▶ [Given request] Leave out the pictures and restate the rest of the data exactly.

-- Start --

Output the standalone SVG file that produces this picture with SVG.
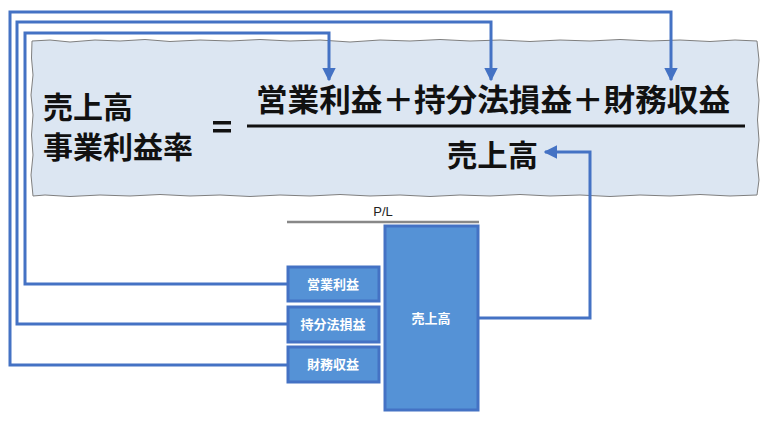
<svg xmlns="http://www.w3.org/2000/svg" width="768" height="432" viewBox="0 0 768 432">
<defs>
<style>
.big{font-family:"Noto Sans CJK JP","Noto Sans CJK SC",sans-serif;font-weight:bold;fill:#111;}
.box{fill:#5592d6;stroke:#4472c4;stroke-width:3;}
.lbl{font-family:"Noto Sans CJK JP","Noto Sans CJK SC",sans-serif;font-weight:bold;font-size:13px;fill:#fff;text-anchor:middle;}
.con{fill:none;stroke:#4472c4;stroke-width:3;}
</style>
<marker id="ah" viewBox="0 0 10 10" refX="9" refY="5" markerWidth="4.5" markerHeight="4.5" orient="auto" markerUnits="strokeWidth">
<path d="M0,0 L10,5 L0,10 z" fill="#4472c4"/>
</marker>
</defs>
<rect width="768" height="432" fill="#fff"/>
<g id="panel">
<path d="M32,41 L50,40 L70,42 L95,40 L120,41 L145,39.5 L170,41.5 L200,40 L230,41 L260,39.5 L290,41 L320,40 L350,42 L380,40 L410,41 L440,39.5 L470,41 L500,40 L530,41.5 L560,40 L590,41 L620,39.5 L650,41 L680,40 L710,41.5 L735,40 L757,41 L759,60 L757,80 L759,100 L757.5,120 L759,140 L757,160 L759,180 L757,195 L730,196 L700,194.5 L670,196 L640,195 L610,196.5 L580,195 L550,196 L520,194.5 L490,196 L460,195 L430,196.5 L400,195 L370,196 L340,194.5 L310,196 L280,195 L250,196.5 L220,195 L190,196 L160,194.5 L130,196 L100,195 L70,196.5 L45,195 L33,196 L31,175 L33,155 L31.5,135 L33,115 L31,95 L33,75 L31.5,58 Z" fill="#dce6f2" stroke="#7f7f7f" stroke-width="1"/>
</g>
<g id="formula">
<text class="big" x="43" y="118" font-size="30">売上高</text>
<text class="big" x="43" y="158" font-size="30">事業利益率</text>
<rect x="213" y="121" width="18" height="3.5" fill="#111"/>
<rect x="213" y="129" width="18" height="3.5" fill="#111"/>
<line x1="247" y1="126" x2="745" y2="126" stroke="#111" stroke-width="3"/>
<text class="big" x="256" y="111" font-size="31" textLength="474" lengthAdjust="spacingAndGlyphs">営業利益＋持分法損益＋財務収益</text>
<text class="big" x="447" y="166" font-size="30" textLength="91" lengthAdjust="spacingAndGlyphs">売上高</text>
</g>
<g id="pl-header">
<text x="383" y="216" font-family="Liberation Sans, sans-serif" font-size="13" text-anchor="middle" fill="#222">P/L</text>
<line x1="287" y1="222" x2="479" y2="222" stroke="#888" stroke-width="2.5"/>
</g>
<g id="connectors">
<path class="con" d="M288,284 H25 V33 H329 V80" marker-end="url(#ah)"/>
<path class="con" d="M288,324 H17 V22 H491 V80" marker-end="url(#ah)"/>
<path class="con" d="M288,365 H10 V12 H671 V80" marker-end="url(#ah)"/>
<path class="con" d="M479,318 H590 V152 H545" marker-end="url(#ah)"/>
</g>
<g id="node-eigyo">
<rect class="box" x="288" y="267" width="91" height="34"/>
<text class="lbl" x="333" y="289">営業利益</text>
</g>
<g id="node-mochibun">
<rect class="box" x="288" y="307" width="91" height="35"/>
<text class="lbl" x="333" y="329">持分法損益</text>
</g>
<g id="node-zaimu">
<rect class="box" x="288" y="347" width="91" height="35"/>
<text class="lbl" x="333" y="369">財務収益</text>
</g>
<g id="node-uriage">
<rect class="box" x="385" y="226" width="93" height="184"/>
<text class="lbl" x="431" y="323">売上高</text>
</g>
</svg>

-- End --

▶ [Answer to the problem]
Output the standalone SVG file that produces this picture with SVG.
<svg xmlns="http://www.w3.org/2000/svg" width="768" height="432" viewBox="0 0 768 432">
<defs>
<style>
.big{font-family:"Noto Sans CJK JP","Noto Sans CJK SC",sans-serif;font-weight:bold;fill:#111;}
.box{fill:#5592d6;stroke:#4472c4;stroke-width:3;}
.lbl{font-family:"Noto Sans CJK JP","Noto Sans CJK SC",sans-serif;font-weight:bold;font-size:13px;fill:#fff;text-anchor:middle;}
.con{fill:none;stroke:#4472c4;stroke-width:3;}
</style>
<marker id="ah" viewBox="0 0 10 10" refX="9" refY="5" markerWidth="4.5" markerHeight="4.5" orient="auto" markerUnits="strokeWidth">
<path d="M0,0 L10,5 L0,10 z" fill="#4472c4"/>
</marker>
</defs>
<rect width="768" height="432" fill="#fff"/>
<g id="panel">
<path d="M32,41 L50,40 L70,42 L95,40 L120,41 L145,39.5 L170,41.5 L200,40 L230,41 L260,39.5 L290,41 L320,40 L350,42 L380,40 L410,41 L440,39.5 L470,41 L500,40 L530,41.5 L560,40 L590,41 L620,39.5 L650,41 L680,40 L710,41.5 L735,40 L757,41 L759,60 L757,80 L759,100 L757.5,120 L759,140 L757,160 L759,180 L757,195 L730,196 L700,194.5 L670,196 L640,195 L610,196.5 L580,195 L550,196 L520,194.5 L490,196 L460,195 L430,196.5 L400,195 L370,196 L340,194.5 L310,196 L280,195 L250,196.5 L220,195 L190,196 L160,194.5 L130,196 L100,195 L70,196.5 L45,195 L33,196 L31,175 L33,155 L31.5,135 L33,115 L31,95 L33,75 L31.5,58 Z" fill="#dce6f2" stroke="#7f7f7f" stroke-width="1"/>
</g>
<g id="formula">
<text class="big" x="43" y="118" font-size="30">売上高</text>
<text class="big" x="43" y="158" font-size="30">事業利益率</text>
<rect x="213" y="121" width="18" height="3.5" fill="#111"/>
<rect x="213" y="129" width="18" height="3.5" fill="#111"/>
<line x1="247" y1="126" x2="745" y2="126" stroke="#111" stroke-width="3"/>
<text class="big" x="256" y="111" font-size="31" textLength="474" lengthAdjust="spacingAndGlyphs">営業利益＋持分法損益＋財務収益</text>
<text class="big" x="447" y="166" font-size="30" textLength="91" lengthAdjust="spacingAndGlyphs">売上高</text>
</g>
<g id="pl-header">
<text x="383" y="216" font-family="Liberation Sans, sans-serif" font-size="13" text-anchor="middle" fill="#222">P/L</text>
<line x1="287" y1="222" x2="479" y2="222" stroke="#888" stroke-width="2.5"/>
</g>
<g id="connectors">
<path class="con" d="M288,284 H25 V33 H329 V80" marker-end="url(#ah)"/>
<path class="con" d="M288,324 H17 V22 H491 V80" marker-end="url(#ah)"/>
<path class="con" d="M288,365 H10 V12 H671 V80" marker-end="url(#ah)"/>
<path class="con" d="M479,318 H590 V152 H545" marker-end="url(#ah)"/>
</g>
<g id="node-eigyo">
<rect class="box" x="288" y="267" width="91" height="34"/>
<text class="lbl" x="333" y="289">営業利益</text>
</g>
<g id="node-mochibun">
<rect class="box" x="288" y="307" width="91" height="35"/>
<text class="lbl" x="333" y="329">持分法損益</text>
</g>
<g id="node-zaimu">
<rect class="box" x="288" y="347" width="91" height="35"/>
<text class="lbl" x="333" y="369">財務収益</text>
</g>
<g id="node-uriage">
<rect class="box" x="385" y="226" width="93" height="184"/>
<text class="lbl" x="431" y="323">売上高</text>
</g>
</svg>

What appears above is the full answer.